In September 2010, during the sentencing of Nam Quoc Nguyen, one of the Nexus Technology defendants (see here for the post on the sentences), the DOJ called to the witness stand the former U.S. commercial attache from Vietnam who was asked to testify as to the “seriousness of the offense as it impacts Vietnam.” (See here for relevant portions of the sentencing transcript).
While in Vietnam, the commercial attache oversaw a staff of about ten in delivering services to American companies to help them grow their exports and he managed an advocacy portfolio in Vietnam to assist U.S. companies in selling directly to the Vietnam government. The individual testified that his group “constantly advise[d] companies on strategies to enter the market, to bid on government contract, to win business.”
The former commercial attache described Vietnam as a “corrupt country” and the DOJ presumably expected the individual to stay on message as to how corruption in Vietnam is not a victimless crime and to describe who suffers from corruption in Vietnam. He did that.
But the individual drifted it seemed in his testimony and said, “I make no bones about it. It’s very difficult to do business in Vietnam. It’s not very transparent but American companies are making money and there are a number of strategies that companies can follow.”
The individual was asked “is it possible to do business in Vietnam without paying bribes.” He answered “it is.”
One of the strategies he discussed was the following.
“Often it [obtaining Vietnamese government business] may require a personal visit by the Ambassador or another high-ranking official to a government official or an official of a state-run enterprise. It could take the form of a letter from a high-ranking U.S. government official to another official in the Vietnamese government or state-owned enterprise.” (See pg. 68).
The individual then specifically talked about a $180 million commercial satellite contract Lockheed Martin was awarded by Vietnam Post and Telematics Group (a “major state-owned enterprise”). See here for Lockheed’s press release.

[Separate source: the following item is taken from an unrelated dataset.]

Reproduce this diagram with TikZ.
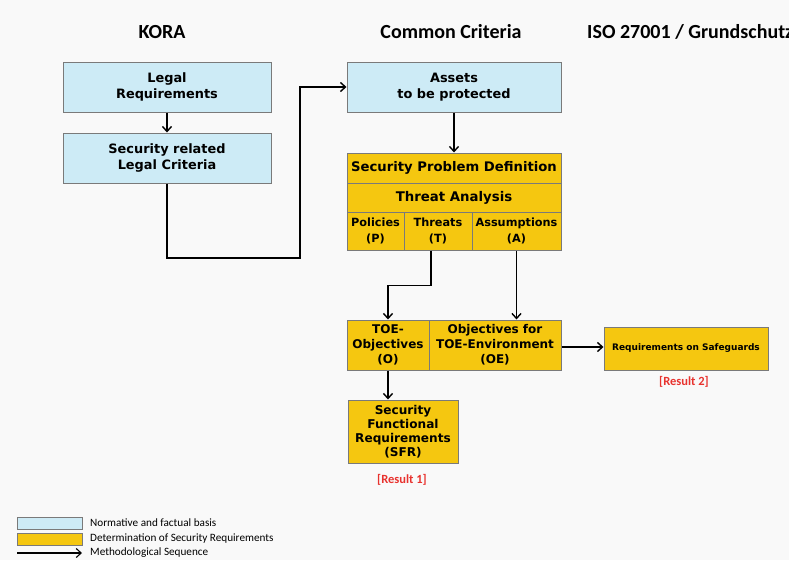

According to the individual’s testimony, Lockheed (he described the company as “one of our clients”) “was in a competitive position to provide $180 million commercial satellite to one of the major state-owned enterprises, Vietnam Post and Telematics Group, VNPT.”
At this point, even the judge asked the DOJ attorney, “what does this have to do with what you said you were calling this witness to tell us about?”

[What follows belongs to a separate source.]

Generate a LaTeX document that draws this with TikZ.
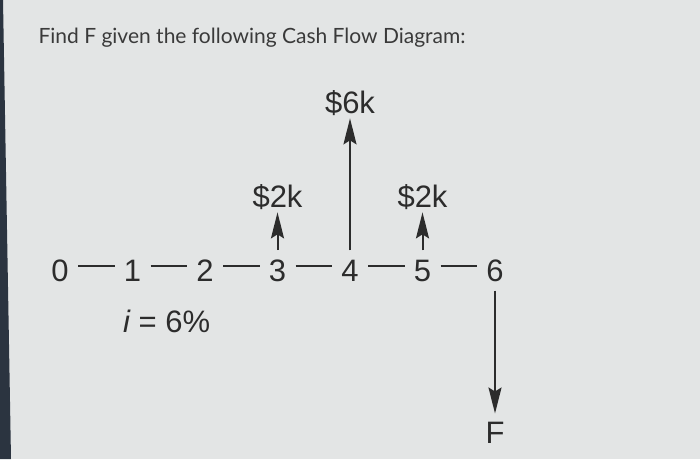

After an exchange between the judge and the DOJ attorney, the individual finished by saying. “The bottom line is, we have been able to help companies work through. In this particular case, a European country was offering payment with regards to winning the bid but the intervention of the Ambassador with the Chairman of VNPT and the Minister of Information Communications, was a critical element to help the company win the business, and they have stated as such.”
According to this October 2010 article, Lockheed is among the “biggest corporate campaign contributors in U.S. politics.”
Is there a difference between (a) when a company (or its employees) gives something of value to a foreign official to obtain or retain business with a foreign government; and (b) when a company (or its employees) gives something of value to U.S. political parties or candidates, or spends millions lobbying the U.S. government, and then the U.S. government assists the company obtain or retain business with a foreign government?
What about those U.S. diplomats that act as “marketing agents” for U.S. companies such as Boeing as recently profiled by the New York Times (here).